• _Material for the task_:

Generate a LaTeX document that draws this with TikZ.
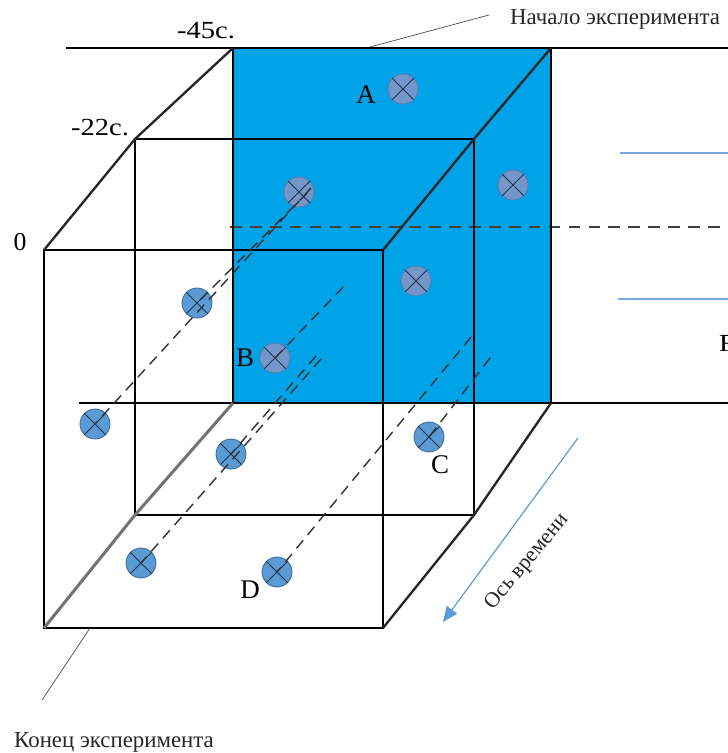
\documentclass[tikz,border=0pt]{standalone}
\usepackage{fontspec}
\setmainfont{Liberation Serif}
\newfontfamily\widefont[FakeStretch=1.16]{Liberation Serif}
\usetikzlibrary{arrows.meta}
\definecolor{cubeblue}{HTML}{00A2E8}
\definecolor{ptblue}{HTML}{5B9BD5}
\definecolor{ptedge}{HTML}{41719C}
\definecolor{ptgrey}{HTML}{7397CB}
\definecolor{ptgreyedge}{HTML}{5D7DAD}
\definecolor{axisblue}{HTML}{5B9BD5}
\definecolor{thinblue}{HTML}{7AA6DA}
\begin{document}
\begin{tikzpicture}[x=0.03cm,y=-0.03cm,
  frame/.style={line width=1.8pt, black},
  diag/.style={line width=2pt, black!85},
  softdiag/.style={line width=2.6pt, black!55},
  dashline/.style={line width=1.2pt, dash pattern=on 9pt off 6pt, black!80},
  hdash/.style={line width=1.2pt, dash pattern=on 10pt off 7pt, black!75},
  pt/.style={circle, draw=ptedge, fill=ptblue, line width=0.8pt, minimum size=25.5pt, inner sep=0pt},
  ptin/.style={pt, draw=ptgreyedge, fill=ptgrey},
  crossl/.style={line width=0.7pt, black!55!ptedge},
  lbl/.style={font=\fontsize{23}{25}\selectfont, inner sep=0pt},
  tlab/.style={font=\widefont\fontsize{21}{23}\selectfont, inner sep=0pt},
  zlab/.style={font=\fontsize{22}{24}\selectfont, inner sep=0pt},
  captxt/.style={font=\fontsize{19.5}{21}\selectfont, inner sep=0pt, text=black!85},
  axtxt/.style={font=\fontsize{18.5}{20}\selectfont, inner sep=0pt, text=black!85},
  leader/.style={line width=0.6pt, black!70},
  bluethin/.style={line width=1.2pt, thinblue},
  axisarrow/.style={line width=1pt, axisblue, -{Triangle[length=13pt,width=11pt]}}
]
\useasboundingbox (0,0) rectangle (728,753);
% corners
\coordinate (F1) at (44,250); \coordinate (F2) at (383,250);
\coordinate (F3) at (383,628); \coordinate (F4) at (44,628);
\coordinate (M1) at (135,139); \coordinate (M2) at (474,139);
\coordinate (M3) at (474,515); \coordinate (M4) at (135,515);
\coordinate (B1) at (233,48); \coordinate (B2) at (551,48);
\coordinate (B3) at (551,403); \coordinate (B4) at (233,403);
\coordinate (TL) at (66,48); \coordinate (TR) at (728,48);
\coordinate (BL) at (79,403); \coordinate (BR) at (728,403);
% blue back face
\fill[cubeblue] (B1) rectangle (B3);
% thin blue lines right
\coordinate (h1a) at (620,153); \coordinate (h1b) at (728,153);
\coordinate (h2a) at (618,299); \coordinate (h2b) at (728,299);
\draw[bluethin] (h1a) -- (h1b);
\draw[bluethin] (h2a) -- (h2b);
% horizontal dashed
\coordinate (hd1) at (230,227); \coordinate (hd2) at (728,227);
\draw[hdash] (hd1) -- (hd2);
% frames
\draw[frame] (TL) -- (TR);
\draw[frame] (BL) -- (BR);
\draw[frame] (B1) -- (B4);
\draw[frame] (B2) -- (B3);
\draw[frame] (M1) rectangle (M3);
\draw[frame] (F1) rectangle (F3);
\draw[diag] (F1) -- (M1) -- (B1);
\draw[diag] (F2) -- (M2) -- (B2);
\draw[diag] (F3) -- (M3) -- (B3);
\draw[softdiag] (F4) -- (M4) -- (B4);
% points
\node[ptin] (A) at (403,89) {};
\node[ptin] (P2) at (299,192) {};
\node[ptin] (P3) at (513,185) {};
\node[ptin] (P4) at (416,281) {};
\node[ptin] (B) at (275,358) {};
\node[pt] (Q1) at (197,303) {};
\node[pt] (Q2) at (95,424) {};
\node[pt] (Q3) at (231,454) {};
\node[pt] (C) at (429,437) {};
\node[pt] (Q5) at (141,563) {};
\node[pt] (D) at (277,572) {};
\foreach \n in {A,P2,P3,P4,B,Q1,Q2,Q3,C,Q5,D}
  \draw[crossl] (\n.45) -- (\n.225) (\n.135) -- (\n.315);
% dashed trajectories
\coordinate (d1) at (311,188); \coordinate (d2) at (307,193);
\coordinate (d3) at (348,282);
\coordinate (d4) at (316,356); \coordinate (d5) at (321,359);
\coordinate (d6) at (471,337); \coordinate (d7) at (490,358);
\draw[dashline] (d1) -- (Q2.center);
\draw[dashline] (d2) -- (Q1.center);
\draw[dashline] (B.center) -- (d3);
\draw[dashline] (d4) -- (Q3.center);
\draw[dashline] (d5) -- (Q5.center);
\draw[dashline] (d6) -- (D.center);
\draw[dashline] (d7) -- (C.center);
% labels
\node[lbl] (tA) at (366,95) {A};
\node[lbl] (tB) at (245,358) {B};
\node[lbl] (tC) at (440,465) {C};
\node[lbl] (tD) at (250,590) {D};
\node[tlab] (t45) at (206,31) {-45с.};
\node[tlab] (t22) at (100,128) {-22с.};
\node[zlab] (t0) at (20,242) {0};
\node[captxt] (tstart) at (615,19) {Начало эксперимента};
\node[captxt] (tend) at (114,742) {Конец эксперимента};
\node[tlab, anchor=west] (tF) at (719,343) {F};
% leaders
\coordinate (ls1) at (370,47); \coordinate (ls2) at (489,15);
\draw[leader] (ls1) -- (ls2);
\coordinate (le1) at (90,628); \coordinate (le2) at (42,700);
\draw[leader] (le1) -- (le2);
% time axis
\coordinate (ax1) at (578,438); \coordinate (ax2) at (443,622);
\draw[axisarrow] (ax1) -- (ax2);
\node[axtxt, rotate=50] (taxis) at (527,562) {Ось времени};
\end{tikzpicture}
\end{document}
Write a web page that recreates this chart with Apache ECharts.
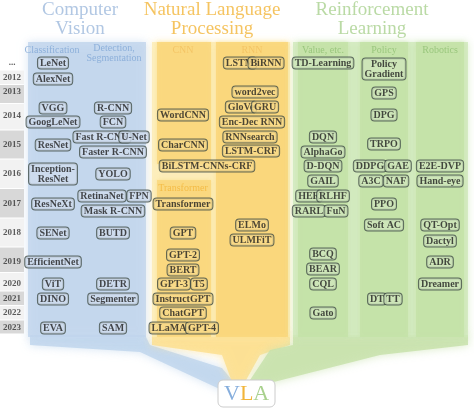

• _The problem_: Output the records above exactly as they are, leaving out the pictures.

• _The answer_:
Generate a LaTeX document that draws this with TikZ.
\documentclass[tikz,border=0pt]{standalone}
\usepackage{fontspec}
\setmainfont{Liberation Serif}
\newfontfamily\widefont[FakeStretch=1.16]{Liberation Serif}
\usetikzlibrary{arrows.meta}
\definecolor{cubeblue}{HTML}{00A2E8}
\definecolor{ptblue}{HTML}{5B9BD5}
\definecolor{ptedge}{HTML}{41719C}
\definecolor{ptgrey}{HTML}{7397CB}
\definecolor{ptgreyedge}{HTML}{5D7DAD}
\definecolor{axisblue}{HTML}{5B9BD5}
\definecolor{thinblue}{HTML}{7AA6DA}
\begin{document}
\begin{tikzpicture}[x=0.03cm,y=-0.03cm,
  frame/.style={line width=1.8pt, black},
  diag/.style={line width=2pt, black!85},
  softdiag/.style={line width=2.6pt, black!55},
  dashline/.style={line width=1.2pt, dash pattern=on 9pt off 6pt, black!80},
  hdash/.style={line width=1.2pt, dash pattern=on 10pt off 7pt, black!75},
  pt/.style={circle, draw=ptedge, fill=ptblue, line width=0.8pt, minimum size=25.5pt, inner sep=0pt},
  ptin/.style={pt, draw=ptgreyedge, fill=ptgrey},
  crossl/.style={line width=0.7pt, black!55!ptedge},
  lbl/.style={font=\fontsize{23}{25}\selectfont, inner sep=0pt},
  tlab/.style={font=\widefont\fontsize{21}{23}\selectfont, inner sep=0pt},
  zlab/.style={font=\fontsize{22}{24}\selectfont, inner sep=0pt},
  captxt/.style={font=\fontsize{19.5}{21}\selectfont, inner sep=0pt, text=black!85},
  axtxt/.style={font=\fontsize{18.5}{20}\selectfont, inner sep=0pt, text=black!85},
  leader/.style={line width=0.6pt, black!70},
  bluethin/.style={line width=1.2pt, thinblue},
  axisarrow/.style={line width=1pt, axisblue, -{Triangle[length=13pt,width=11pt]}}
]
\useasboundingbox (0,0) rectangle (728,753);
% corners
\coordinate (F1) at (44,250); \coordinate (F2) at (383,250);
\coordinate (F3) at (383,628); \coordinate (F4) at (44,628);
\coordinate (M1) at (135,139); \coordinate (M2) at (474,139);
\coordinate (M3) at (474,515); \coordinate (M4) at (135,515);
\coordinate (B1) at (233,48); \coordinate (B2) at (551,48);
\coordinate (B3) at (551,403); \coordinate (B4) at (233,403);
\coordinate (TL) at (66,48); \coordinate (TR) at (728,48);
\coordinate (BL) at (79,403); \coordinate (BR) at (728,403);
% blue back face
\fill[cubeblue] (B1) rectangle (B3);
% thin blue lines right
\coordinate (h1a) at (620,153); \coordinate (h1b) at (728,153);
\coordinate (h2a) at (618,299); \coordinate (h2b) at (728,299);
\draw[bluethin] (h1a) -- (h1b);
\draw[bluethin] (h2a) -- (h2b);
% horizontal dashed
\coordinate (hd1) at (230,227); \coordinate (hd2) at (728,227);
\draw[hdash] (hd1) -- (hd2);
% frames
\draw[frame] (TL) -- (TR);
\draw[frame] (BL) -- (BR);
\draw[frame] (B1) -- (B4);
\draw[frame] (B2) -- (B3);
\draw[frame] (M1) rectangle (M3);
\draw[frame] (F1) rectangle (F3);
\draw[diag] (F1) -- (M1) -- (B1);
\draw[diag] (F2) -- (M2) -- (B2);
\draw[diag] (F3) -- (M3) -- (B3);
\draw[softdiag] (F4) -- (M4) -- (B4);
% points
\node[ptin] (A) at (403,89) {};
\node[ptin] (P2) at (299,192) {};
\node[ptin] (P3) at (513,185) {};
\node[ptin] (P4) at (416,281) {};
\node[ptin] (B) at (275,358) {};
\node[pt] (Q1) at (197,303) {};
\node[pt] (Q2) at (95,424) {};
\node[pt] (Q3) at (231,454) {};
\node[pt] (C) at (429,437) {};
\node[pt] (Q5) at (141,563) {};
\node[pt] (D) at (277,572) {};
\foreach \n in {A,P2,P3,P4,B,Q1,Q2,Q3,C,Q5,D}
  \draw[crossl] (\n.45) -- (\n.225) (\n.135) -- (\n.315);
% dashed trajectories
\coordinate (d1) at (311,188); \coordinate (d2) at (307,193);
\coordinate (d3) at (348,282);
\coordinate (d4) at (316,356); \coordinate (d5) at (321,359);
\coordinate (d6) at (471,337); \coordinate (d7) at (490,358);
\draw[dashline] (d1) -- (Q2.center);
\draw[dashline] (d2) -- (Q1.center);
\draw[dashline] (B.center) -- (d3);
\draw[dashline] (d4) -- (Q3.center);
\draw[dashline] (d5) -- (Q5.center);
\draw[dashline] (d6) -- (D.center);
\draw[dashline] (d7) -- (C.center);
% labels
\node[lbl] (tA) at (366,95) {A};
\node[lbl] (tB) at (245,358) {B};
\node[lbl] (tC) at (440,465) {C};
\node[lbl] (tD) at (250,590) {D};
\node[tlab] (t45) at (206,31) {-45с.};
\node[tlab] (t22) at (100,128) {-22с.};
\node[zlab] (t0) at (20,242) {0};
\node[captxt] (tstart) at (615,19) {Начало эксперимента};
\node[captxt] (tend) at (114,742) {Конец эксперимента};
\node[tlab, anchor=west] (tF) at (719,343) {F};
% leaders
\coordinate (ls1) at (370,47); \coordinate (ls2) at (489,15);
\draw[leader] (ls1) -- (ls2);
\coordinate (le1) at (90,628); \coordinate (le2) at (42,700);
\draw[leader] (le1) -- (le2);
% time axis
\coordinate (ax1) at (578,438); \coordinate (ax2) at (443,622);
\draw[axisarrow] (ax1) -- (ax2);
\node[axtxt, rotate=50] (taxis) at (527,562) {Ось времени};
\end{tikzpicture}
\end{document}
Write a web page that recreates this chart with Apache ECharts.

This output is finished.